A tutela ao equilíbrio ecológico ocupa posição central na Constituição, reconhecida como prerrogativa fundamental da sociedade e obrigação tanto dos entes estatais quanto de cada cidadão. Nesse cenário, a Lei de Crimes Ambientais (Lei nº 9.605/1998) delineia diversas condutas puníveis, com vistas a evitar e responsabilizar danos ao meio ambiente. Entre elas está o delito de poluição, previsto no artigo 54, que vem estimulando debates expressivos entre juristas e tribunais.
Em julgamento submetido ao rito dos repetitivos, o Superior Tribunal de Justiça consolidou entendimento relevante ao afirmar que o crime de poluição ambiental possui natureza formal e caracteriza-se como infração de perigo abstrato, dispensando a realização de laudo pericial para sua configuração.

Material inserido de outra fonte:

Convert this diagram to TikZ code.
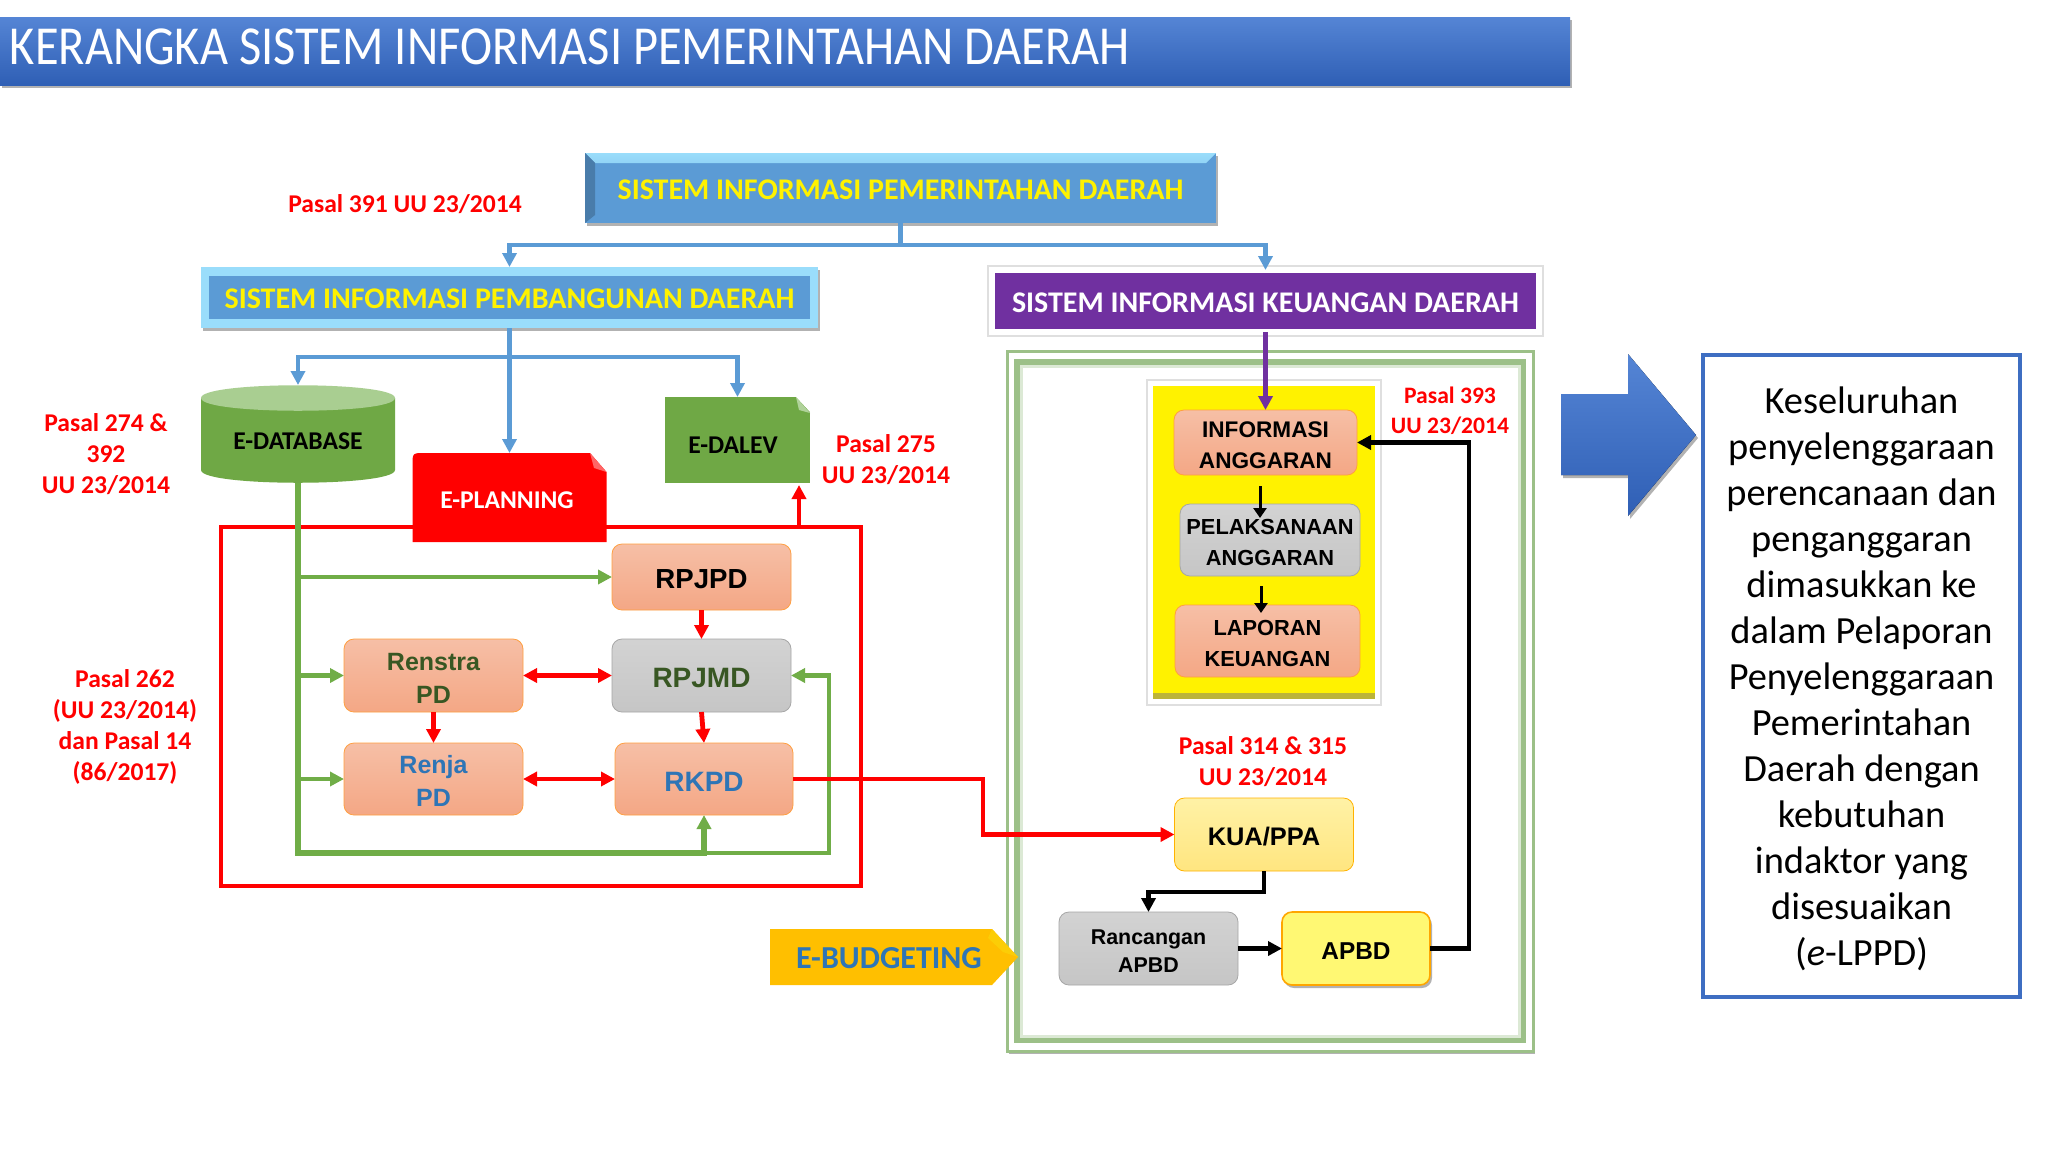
\documentclass[tikz,border=0pt]{standalone}
\usepackage{fontspec}
\setmainfont{Carlito}
\newfontfamily\arialf{Liberation Sans}
\usetikzlibrary{arrows.meta,shadows}
\definecolor{redlab}{HTML}{FF0000}
\definecolor{bluebox}{HTML}{5B9BD5}
\definecolor{bluelite}{HTML}{9ADDFB}
\definecolor{greenline}{HTML}{70AD47}
\definecolor{greendoc}{HTML}{6FA845}
\definecolor{purplebox}{HTML}{7030A0}
\definecolor{darkgreen}{HTML}{385723}
\definecolor{bluetext}{HTML}{2E75B6}
\definecolor{framegreen}{HTML}{9CC088}
\definecolor{royaltop}{HTML}{5585D5}
\definecolor{royalbot}{HTML}{2F5FB5}
\definecolor{salmontop}{HTML}{F6BFA6}
\definecolor{salmonbot}{HTML}{F4A785}
\newcommand{\lift}{\rule{0pt}{\dimexpr\fontcharht\font`d+2.6pt\relax}}
\tikzset{
every node/.style={inner sep=0pt,outer sep=0pt,align=center},
lowtext/.style={execute at begin node={\rule{0pt}{\dimexpr\fontcharht\font`d+#1\relax}}},
lowtext/.default=2.4pt,
softshadow/.style={drop shadow={shadow xshift=1pt,shadow yshift=-1.5pt,fill=black,opacity=0.3}},
lawlabel/.style={text=redlab,font=\fontsize{12.8}{15.5}\selectfont\bfseries},
orangebox/.style={draw=orange!75!white,rounded corners=5pt,top color=salmontop,bottom color=salmonbot},
greybox/.style={draw=gray!70,rounded corners=5pt,top color=gray!35,bottom color=gray!45},
bluearrow/.style={draw=bluebox,line width=2.3pt,-{Triangle[length=7pt,width=7pt]}},
greenarrow/.style={draw=greenline,line width=2.4pt,-{Triangle[length=7pt,width=7pt]}},
redarrow/.style={draw=red,line width=2.4pt,-{Triangle[length=7pt,width=7pt]}},
twoarrow/.style={draw=red,line width=2.4pt,{Triangle[length=7pt,width=7pt]}-{Triangle[length=7pt,width=7pt]}},
blackarrow/.style={draw=black,line width=2.4pt,-{Triangle[length=7pt,width=7pt]}},
thinarrow/.style={draw=black,line width=1.5pt,-{Triangle[length=5pt,width=6.5pt]}},
}
\begin{document}
\begin{tikzpicture}[x=0.5pt,y=-0.5pt]
\useasboundingbox (0,0) rectangle (2048,1152);
\fill[white] (0,0) rectangle (2048,1152);
%%% Title bar
\draw (785,51) node[minimum width=785pt,minimum height=34pt,top color=royaltop,bottom color=royalbot,softshadow](titlebar){};
\draw (10,47) node[anchor=west,text=white,font=\fontsize{27.5}{30}\selectfont](titletext){\scalebox{0.88}[1]{KERANGKA SISTEM INFORMASI PEMERINTAHAN DAERAH}};
%%% Upper boxes
\draw
(900.5,188) node[lowtext=1pt,minimum width=315.5pt,minimum height=35pt,fill=bluebox,softshadow,text=yellow,font=\fontsize{15}{16}\selectfont\bfseries,
path picture={
\fill[top color=bluelite,bottom color=bluebox] (path picture bounding box.north west)--(path picture bounding box.north east)--++(-5pt,-5pt)--([shift={(5pt,-5pt)}]path picture bounding box.north west)--cycle;
\fill[black!20!bluebox] (path picture bounding box.north west)--++(5pt,-5pt)--([shift={(5pt,4pt)}]path picture bounding box.south west)--(path picture bounding box.south west)--cycle;
}](mainbox){SISTEM INFORMASI PEMERINTAHAN DAERAH}
(509.5,297.5) node[lowtext=1pt,minimum width=308.5pt,minimum height=30.5pt,fill=bluelite,softshadow,text=yellow,font=\fontsize{15}{16}\selectfont\bfseries,
path picture={
\fill[bluebox] ([shift={(4pt,-4.5pt)}]path picture bounding box.north west) rectangle ([shift={(-4pt,4.5pt)}]path picture bounding box.south east);
}](pdbox){SISTEM INFORMASI PEMBANGUNAN DAERAH}
(1265.5,301) node[lowtext=1.2pt,minimum width=273.5pt,minimum height=31pt,fill=purplebox,preaction={draw=gray!25,line width=5pt},draw=white,line width=3pt,text=white,font=\fontsize{15}{16}\selectfont\bfseries](keubox){SISTEM INFORMASI KEUANGAN DAERAH}
;
%%% Red frame and the three documents
\draw (541,706.5) node[draw=red,line width=2.4pt,minimum width=320pt,minimum height=179.5pt](redframe){};
\fill[greendoc] (201,398)--(201,470) .. controls (201,487) and (395,487) .. (395,470)--(395,398)--cycle;
\fill[greenline!60!white] (201,398) .. controls (201,381) and (395,381) .. (395,398) .. controls (395,415) and (201,415) .. (201,398)--cycle;
\draw (298,434) node[minimum width=97pt,minimum height=49pt](dbase){};
\draw (298,441) node[font=\fontsize{12.8}{14}\selectfont\bfseries](dbasetext){E-DATABASE};
\draw (737.5,440) node[minimum width=72.5pt,minimum height=43pt,fill=greendoc](dalev){};
\draw (733,445) node[font=\fontsize{12.8}{14}\selectfont\bfseries](dalevtext){E-DALEV};
\fill[white] (796,397)--(811,397)--(811,413)--cycle;
\fill[greenline!55!white] (796,397)--(810,413)--(799,410)--cycle;
\fill[red] (412.5,542)--(412.5,465) .. controls (412.5,453) .. (424.5,453)--(590,453)--(606.5,472)--(606.5,542)--cycle;
\fill[red!60!white] (590,453)--(606.5,472)--(594,468)--cycle;
\draw (509.5,497.5) node[minimum width=97pt,minimum height=44.5pt](eplan){};
\draw (507,500) node[text=white,font=\fontsize{12.8}{14}\selectfont\bfseries](eplantext){E-PLANNING};
%%% Planning boxes
\draw
(701.5,577) node[orangebox,lowtext,minimum width=89.5pt,minimum height=33pt,font=\fontsize{13.8}{16}\selectfont\arialf\bfseries](rpjpd){RPJPD}
(701.5,675.5) node[greybox,lowtext,minimum width=89.5pt,minimum height=36.5pt,text=darkgreen,font=\fontsize{14}{16}\selectfont\arialf\bfseries](rpjmd){RPJMD}
(433.5,675.5) node[orangebox,minimum width=89.5pt,minimum height=36.5pt,text=darkgreen,font=\fontsize{12.5}{16.5}\selectfont\arialf\bfseries](renstra){\lift Renstra\\PD}
(433.5,779) node[orangebox,minimum width=89.5pt,minimum height=36pt,text=bluetext,font=\fontsize{12.5}{16.5}\selectfont\arialf\bfseries](renja){\lift Renja\\PD}
(704,779) node[orangebox,lowtext,minimum width=89pt,minimum height=36pt,text=bluetext,font=\fontsize{14}{16}\selectfont\arialf\bfseries](rkpd){RKPD}
;
%%% Finance frame
\draw (1270,701) node[draw=framegreen,line width=1.5pt,fill=white,minimum width=263pt,minimum height=350pt,softshadow](frameout){};
\draw (1270,701) node[draw=framegreen,line width=3pt,fill=white,minimum width=253pt,minimum height=339pt](framein){};
\draw (1270,701) node[draw=framegreen!35,line width=1.5pt,minimum width=249pt,minimum height=335pt](frameglow){};
\draw (1264,542.5) node[fill=yellow,preaction={draw=gray!25,line width=4.5pt},draw=white,line width=2.5pt,minimum width=113.5pt,minimum height=159pt,
path picture={
\fill[yellow!70!black] ([yshift=4.5pt]path picture bounding box.south west) rectangle (path picture bounding box.south east);
}](yellowbox){};
\draw
(1265.5,442.5) node[orangebox,minimum width=91.5pt,minimum height=32.5pt,font=\fontsize{11.3}{15.5}\selectfont\arialf\bfseries](info){\lift INFORMASI\\ANGGARAN}
(1270,540) node[greybox,minimum width=90pt,minimum height=36pt,font=\fontsize{10.9}{15.5}\selectfont\arialf\bfseries](pelak){\lift PELAKSANAAN\\ANGGARAN}
(1267.5,641) node[orangebox,minimum width=92.5pt,minimum height=36pt,font=\fontsize{10.9}{15.5}\selectfont\arialf\bfseries](lapor){\lift LAPORAN\\KEUANGAN}
(1264,834.5) node[lowtext,draw=orange!60!yellow,rounded corners=5pt,top color=orange!30!yellow!35!white,bottom color=orange!40!yellow!50!white,minimum width=89.5pt,minimum height=36.5pt,font=\fontsize{12.7}{16}\selectfont\arialf\bfseries](kua){KUA/PPA}
(1148.5,948.5) node[greybox,minimum width=89.5pt,minimum height=36.5pt,font=\fontsize{10.7}{14}\selectfont\arialf\bfseries](ranc){\lift Rancangan\\APBD}
(1356,948.5) node[lowtext,draw=orange!70!yellow,line width=0.8pt,rounded corners=5pt,fill=yellow!55!white,softshadow,minimum width=74pt,minimum height=36.5pt,font=\fontsize{12.2}{16}\selectfont\arialf\bfseries](apbd){APBD}
;
\fill[orange!50!yellow] (770,929)--(992,929)--(1018,957)--(992,985)--(770,985)--cycle;
\fill[yellow!65!orange] (992,929)--(1018,957)--(1003,952)--(988,938)--cycle;
\draw (889,958) node[text=bluetext,font=\fontsize{16}{18}\selectfont\bfseries](ebud){E-BUDGETING};
%%% Bends of the connectors
\coordinate (topbus) at (900.5,245);
\coordinate (pdbus) at (509.5,357);
\coordinate (gcorner) at (298,853);
\coordinate (gbase) at (704,853);
\coordinate (gright) at (829,853);
\coordinate (redbend) at (983,779);
\coordinate (dalevin) at (799,485);
\coordinate (kbend) at (1264,892);
\coordinate (bback) at (1469,948.5);
%%% Blue arrows
\draw[bluearrow] (mainbox.south)--(topbus)-|(pdbox.north);
\draw[bluearrow] (topbus)-|(keubox.north);
\draw[bluearrow] (pdbox.south)--(eplan.north);
\draw[bluearrow] (pdbus)-|(dbase.north);
\draw[bluearrow] (pdbus)-|(dalev.north);
%%% Green arrows
\draw[greenarrow,line width=2.8pt] (dbase.south)--(gcorner)--(gbase)--(rkpd.south);
\draw[greenarrow,line width=2.2pt] (gbase)--(gright)|-(rpjmd.east);
\foreach \x in {rpjpd,renstra,renja}{
\draw[greenarrow] (\x.west-|dbase.south)--(\x.west);
}
%%% Red arrows
\foreach \x/\y in {rpjpd/rpjmd,rpjmd/rkpd,renstra/renja}{
\draw[redarrow] (\x.south)--(\y.north);
}
\foreach \x/\y in {renstra/rpjmd,renja/rkpd}{
\draw[twoarrow] (\x.east)--(\y.west);
}
\draw[redarrow] (redframe.north-|dalevin)--(dalevin);
\draw[redarrow] (rkpd.east)--(redbend)|-(kua.west);
%%% Black arrows
\draw[blackarrow,draw=purplebox] (keubox.south)--(info.north);
\draw[thinarrow] ([shift={(-2.75pt,-5.5pt)}]info.south)--([shift={(-5pt,-7pt)}]pelak.north);
\draw[thinarrow] ([shift={(-4.5pt,-5pt)}]pelak.south)--([shift={(-3.25pt,-4pt)}]lapor.north);
\draw[blackarrow] (kua.south)--(kbend)-|(ranc.north);
\draw[blackarrow] (ranc.east)--(apbd.west);
\draw[blackarrow] (apbd.east)--(bback)|-(info.east);
%%% Law labels
\draw
(405,204) node[lawlabel](lawa){Pasal 391 UU 23/2014}
(106,454.5) node[lawlabel](lawb){Pasal 274 \&\\392\\UU 23/2014}
(886,459.5) node[lawlabel](lawc){Pasal 275\\UU 23/2014}
(125,726.5) node[lawlabel](lawd){Pasal 262\\(UU 23/2014)\\dan Pasal 14\\(86/2017)}
(1450,411) node[lawlabel,font=\fontsize{11.8}{15}\selectfont\bfseries](lawe){Pasal 393\\UU 23/2014}
(1263,761.5) node[lawlabel](lawf){Pasal 314 \& 315\\UU 23/2014}
;
%%% Right side
\fill[top color=royaltop,bottom color=royalbot,softshadow] (1561,394)--(1628,394)--(1628,354)--(1696,435)--(1628,516)--(1628,475)--(1561,475)--cycle;
\draw (1861.5,678.5) node[font=\fontsize{19.2}{23}\selectfont](lppdtext){Keseluruhan\\penyelenggaraan\\perencanaan dan\\penganggaran\\dimasukkan ke\\dalam Pelaporan\\Penyelenggaraan\\Pemerintahan\\Daerah dengan\\kebutuhan\\indaktor yang\\disesuaikan\\(\textit{e}-LPPD)};
\draw (1861.5,676) node[draw=royalbot!60!royaltop,line width=2pt,minimum width=158.5pt,minimum height=321pt](lppd){};
\end{tikzpicture}
\end{document}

A decisão, proferida pela 3ª Seção e relatada pelo ministro Joel Ilan Paciornik, marca avanço na jurisprudência ambiental nacional e reforça a orientação preventiva do Direito Penal Ambiental.
O processo que originou a tese chegou à Corte no Recurso Especial nº 2.205.709/MG, apresentado pelo Ministério Público de Minas Gerais. Na instância de origem, uma condenação por poluição sonora fora reclassificada pelo Tribunal de Justiça mineiro para a contravenção de perturbação do sossego. Para o TJ-MG, a tipificação penal ambiental exigiria comprovação, por meio de perícia, da ocorrência de dano efetivo e de grande proporção à saúde ou ao ecossistema. O Ministério Público sustentou que o tipo penal é formal e se consuma com a simples potencialidade lesiva, sendo desnecessária a demonstração material do prejuízo.
Perigo abstrato
Ao avaliar o recurso, o ministro Paciornik frisou que a orientação do STJ já reconhecia o crime de poluição como de perigo abstrato — o que dispensa constatação de lesão real, bastando que a conduta seja apta a gerar risco à saúde da população ou ao meio ambiente. Com essa premissa, a 3ª Seção firmou a tese de que a infração prevista no artigo 54 da Lei nº 9.605/1998 é formal e de perigo abstrato, sendo suficiente a potencialidade de dano à integridade humana, sem exigir perícia técnica.
A decisão produz consequências práticas amplas. Ao afastar a obrigatoriedade do laudo técnico, o STJ acelera procedimentos penais ambientais, evitando que entraves burocráticos e demora na elaboração de relatórios especializados prejudiquem a efetividade da proteção jurídica. A medida também reforça o princípio da precaução, norte do Direito Ambiental, que busca evitar danos antes que se concretizem. Assim, práticas com potencial poluidor — como despejo irregular de resíduos, emissões acima dos limites ou ruídos excessivos — passam a ser enfrentadas com maior eficiência.
Todavia, o entendimento também inspira reflexões importantes. Há quem argumente que a eliminação da perícia pode ampliar excessivamente a esfera repressiva estatal, possibilitando condenações baseadas em riscos presumidos e afastando a diretriz da intervenção mínima. O desafio, portanto, está em harmonizar a vocação preventiva da legislação ambiental com as garantias penais do acusado, para assegurar que apenas comportamentos realmente perigosos sejam objeto de sanção rigorosa.
Segurança para aplicação do Direito Ambiental
A tese fixada pelo STJ em repetitivos reforça a previsibilidade e uniformidade na aplicação do direito ambiental em todo o país. As instâncias inferiores deverão seguir a linha firmada, evitando contradições e assegurando tratamento igualitário a casos análogos. A decisão também expressa o compromisso do Poder Judiciário com a efetividade da tutela ecológica e com a racionalização das decisões.
Em conclusão, ao reconhecer que o crime de poluição ambiental é formal e prescinde de laudo pericial, o STJ consolida importante diretriz jurisprudencial, reafirmando o caráter preventivo e protetivo do direito penal voltado ao meio ambiente. Contudo, a adoção dessa tese exige atenção para que a busca pela preservação ecológica não resulte em punições desproporcionais, mas se mantenha como ferramenta de equilíbrio entre atividade econômica e sustentabilidade.